Nvidia’s NVDA fourth quarter results impressed Wall Street back in February, with the GPU powerhouse once again showing its ability to expand its data center and cloud computing business. NVDA shares have surged nearly 30% in 2020, against the S&P 500’s 11% decline.
Nvidia’s outlook remains strong despite the ongoing coronavirus economic downturn. This means now is time to see what to expect from its upcoming Q1 earnings results that are due out on May 21 to help investors decide if they should consider buying NVDA stock.
Nvidia is a GPU giant and it will continue to play its part in the global gaming industry that is projected to grow from $151 billion in 2019 to nearly $200 billion by 2022. Last quarter, gaming unit sales climbed 56% against an easy-to-compare period and accounted for nearly 50% of total revenue.

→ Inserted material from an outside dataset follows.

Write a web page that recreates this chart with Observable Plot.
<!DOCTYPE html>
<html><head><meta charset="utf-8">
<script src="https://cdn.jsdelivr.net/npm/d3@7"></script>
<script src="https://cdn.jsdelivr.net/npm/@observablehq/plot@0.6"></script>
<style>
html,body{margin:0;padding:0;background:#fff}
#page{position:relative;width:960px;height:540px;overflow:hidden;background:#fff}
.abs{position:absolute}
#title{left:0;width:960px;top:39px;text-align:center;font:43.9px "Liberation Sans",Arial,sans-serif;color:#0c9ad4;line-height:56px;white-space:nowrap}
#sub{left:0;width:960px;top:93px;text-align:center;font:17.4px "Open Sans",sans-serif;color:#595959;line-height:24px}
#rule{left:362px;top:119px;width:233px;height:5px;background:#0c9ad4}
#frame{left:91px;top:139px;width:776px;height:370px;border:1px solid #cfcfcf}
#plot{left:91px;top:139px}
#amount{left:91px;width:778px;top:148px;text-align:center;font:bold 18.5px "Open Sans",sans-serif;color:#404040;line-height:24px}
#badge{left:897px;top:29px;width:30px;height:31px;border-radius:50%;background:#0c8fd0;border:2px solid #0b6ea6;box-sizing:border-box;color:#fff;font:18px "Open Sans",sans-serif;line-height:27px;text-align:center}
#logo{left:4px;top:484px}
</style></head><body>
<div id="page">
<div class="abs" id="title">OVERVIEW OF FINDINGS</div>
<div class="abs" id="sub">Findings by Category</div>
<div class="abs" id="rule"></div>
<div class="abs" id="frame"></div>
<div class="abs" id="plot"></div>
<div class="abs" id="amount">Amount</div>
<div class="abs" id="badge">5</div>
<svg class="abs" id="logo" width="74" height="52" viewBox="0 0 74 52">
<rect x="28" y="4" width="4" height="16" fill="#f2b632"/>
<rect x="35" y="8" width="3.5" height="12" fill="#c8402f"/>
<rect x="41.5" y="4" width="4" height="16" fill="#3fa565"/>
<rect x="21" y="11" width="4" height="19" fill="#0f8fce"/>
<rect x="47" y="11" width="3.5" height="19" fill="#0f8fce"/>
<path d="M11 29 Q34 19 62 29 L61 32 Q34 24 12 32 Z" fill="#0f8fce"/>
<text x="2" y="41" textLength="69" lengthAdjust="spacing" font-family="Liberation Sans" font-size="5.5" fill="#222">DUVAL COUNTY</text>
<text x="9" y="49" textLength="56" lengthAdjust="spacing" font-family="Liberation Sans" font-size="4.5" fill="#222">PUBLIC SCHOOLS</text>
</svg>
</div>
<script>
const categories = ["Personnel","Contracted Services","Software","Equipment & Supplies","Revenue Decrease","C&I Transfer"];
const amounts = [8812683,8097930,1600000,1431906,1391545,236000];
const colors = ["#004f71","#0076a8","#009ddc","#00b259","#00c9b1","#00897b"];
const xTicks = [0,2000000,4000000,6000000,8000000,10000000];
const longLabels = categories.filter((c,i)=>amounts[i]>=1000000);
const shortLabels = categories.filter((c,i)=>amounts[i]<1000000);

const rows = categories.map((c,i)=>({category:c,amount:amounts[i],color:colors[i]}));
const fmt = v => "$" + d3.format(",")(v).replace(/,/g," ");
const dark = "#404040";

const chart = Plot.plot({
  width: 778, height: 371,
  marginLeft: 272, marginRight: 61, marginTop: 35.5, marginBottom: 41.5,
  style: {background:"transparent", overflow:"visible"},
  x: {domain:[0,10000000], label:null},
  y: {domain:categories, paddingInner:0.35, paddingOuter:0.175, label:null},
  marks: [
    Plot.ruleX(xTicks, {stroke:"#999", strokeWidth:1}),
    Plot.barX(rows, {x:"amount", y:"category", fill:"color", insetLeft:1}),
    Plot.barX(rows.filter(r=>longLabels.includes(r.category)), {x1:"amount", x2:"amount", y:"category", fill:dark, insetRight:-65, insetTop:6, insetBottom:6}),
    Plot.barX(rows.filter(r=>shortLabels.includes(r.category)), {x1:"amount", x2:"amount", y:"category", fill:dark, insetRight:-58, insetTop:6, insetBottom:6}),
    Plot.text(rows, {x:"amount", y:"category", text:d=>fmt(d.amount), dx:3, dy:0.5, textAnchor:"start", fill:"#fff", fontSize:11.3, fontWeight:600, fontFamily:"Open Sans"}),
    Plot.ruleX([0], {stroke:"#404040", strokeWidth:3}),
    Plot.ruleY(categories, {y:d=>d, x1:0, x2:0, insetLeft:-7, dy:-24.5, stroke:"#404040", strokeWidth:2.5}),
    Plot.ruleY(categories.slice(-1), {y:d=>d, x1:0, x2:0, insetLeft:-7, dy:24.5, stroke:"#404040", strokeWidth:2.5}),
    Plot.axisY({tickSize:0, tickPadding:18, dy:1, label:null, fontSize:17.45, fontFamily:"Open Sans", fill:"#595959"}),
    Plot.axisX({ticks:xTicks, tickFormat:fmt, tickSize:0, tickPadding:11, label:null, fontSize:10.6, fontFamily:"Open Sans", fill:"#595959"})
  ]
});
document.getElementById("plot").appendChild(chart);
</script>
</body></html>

Perhaps more importantly, its data-center division jumped 43% to reach a new record of $968 million and crush analyst estimates. The company’s growth within the vital cloud computing and data-center market has captured Wall Street’s attention because Microsoft MSFT, Amazon AMZN, and other have proved that the cloud is in the future. Fellow chip firms, Intel INTC and Advanced Micro Devices AMD also reported solid results for their data-center businesses in the fourth quarter.
Chips & the Pandemic
Nvidia is still subject to the cyclical nature of the broader semiconductor industry. That said, NVDA has also expanded its portfolio and its presence within artificial intelligence, 5G, autonomous vehicles, and more. “We are well positioned for the greatest technology trends of our time,” CEO Jensen Huang said in prepared remarks last quarter.
On the coronavirus front, Nvidia warned investors about the potential impact in its fourth quarter release on February 13. The company lowered its Q1 revenue outlook by $100 million to account for the potential impact of the coronavirus. It is worth remembering that NVDA’s reduced guidance came well before the coronavirus turned into a global pandemic and shut down large chunks of the global economy.
Nvidia also officially closed its $7 billion acquisition of Mellanox Technologies during the virus downturn on April 27, roughly a year after it was first announced.
The deal is NVDA’s largest ever and was made to help bolster its data center expansion and more. “Our combined expertise, supported by a rich ecosystem of partners, will meet the challenge of surging global demand for consumer internet services, and the application of AI and accelerated data science from cloud to edge to robotics,” NVDA’s chief executive said in prepared remarks.
Before we look ahead to see what to expect from Nvidia, investors will see that its stock is trading near its highs and it has crushed its industry over the last 12 months. NVDA stock has soared over 70% in the last year and broke out above its fall 2018 highs earlier in the year after suffering an extended selloff.
NVDA closed regular trading Wednesday at rough $298 a share. This puts its about 5% off the highs that it hit following its Q4 release. Its recent run has stretched its valuation picture.
Yet, Nvidia is still trading below its three-year highs of 15.4X forward 12-month sales estimates at 13.3X. Plus, investors have been willing to pay a significant premium for NVDA compared to the broader semiconductor market for five years now.
Nvidia also pays a dividend and its balance sheet is strong. The company ended its fiscal 2020 with roughly $11 billion in cash, cash equivalents, and marketable securities, against $2.6 billion in debt.
Our current Zacks estimates call for NVDA’s Q1 fiscal 2021 revenue to jump roughly 35% from the year-ago period to reach $2.99 billion. It is worth remembering that Nvidia’s sales fell 31% in Q1 FY20, with its full-year revenue down approximately 7%.
With this in mind, Nvidia’s full-year fiscal 2021 revenue is projected to jump 19.8% to hit $13.08 billion. Plus, its FY22 sales are expected to climb another 15.2% higher to come in at $15.06 billion.
At the bottom end of the income statement, Nvidia’s adjusted first quarter earnings are projected to soar 92% to reach $1.69 a share. On top of that, NVDA’s adjusted full-year EPS figures are expected to climb 27.6% and 19.6%, respectively in fiscal 2021 and 2022.
Nvidia has a strong history of quarterly earnings beats, which includes outpacing our bottom-line estimates by an average of 10.6% over the trailing four periods. The nearby chart also shows that Nvidia’s earnings estimates are up big from before it released its Q4 results, despite some small coronavirus setbacks.
In fact, NVDA’s Q1 consensus estimate is still up 1.2% in the last 60 days, with its fiscal year figure down just 2.51%. This earnings positivity helps NVDA hold a Zacks Rank #2 (Buy) at the moment. Nvidia also sports an “A” grade for Growth in our Style Score system and is part of an industry that rests in the top op 33% of our more than 250 Zacks industries.
Nvidia stock could fall if its results or guidance disappoint Wall Street on May 21. Nonetheless, longer-term investors might want to consider buying NVDA as a growth-focused chip stock that is prepared to expand within cloud computing, gaming, and more.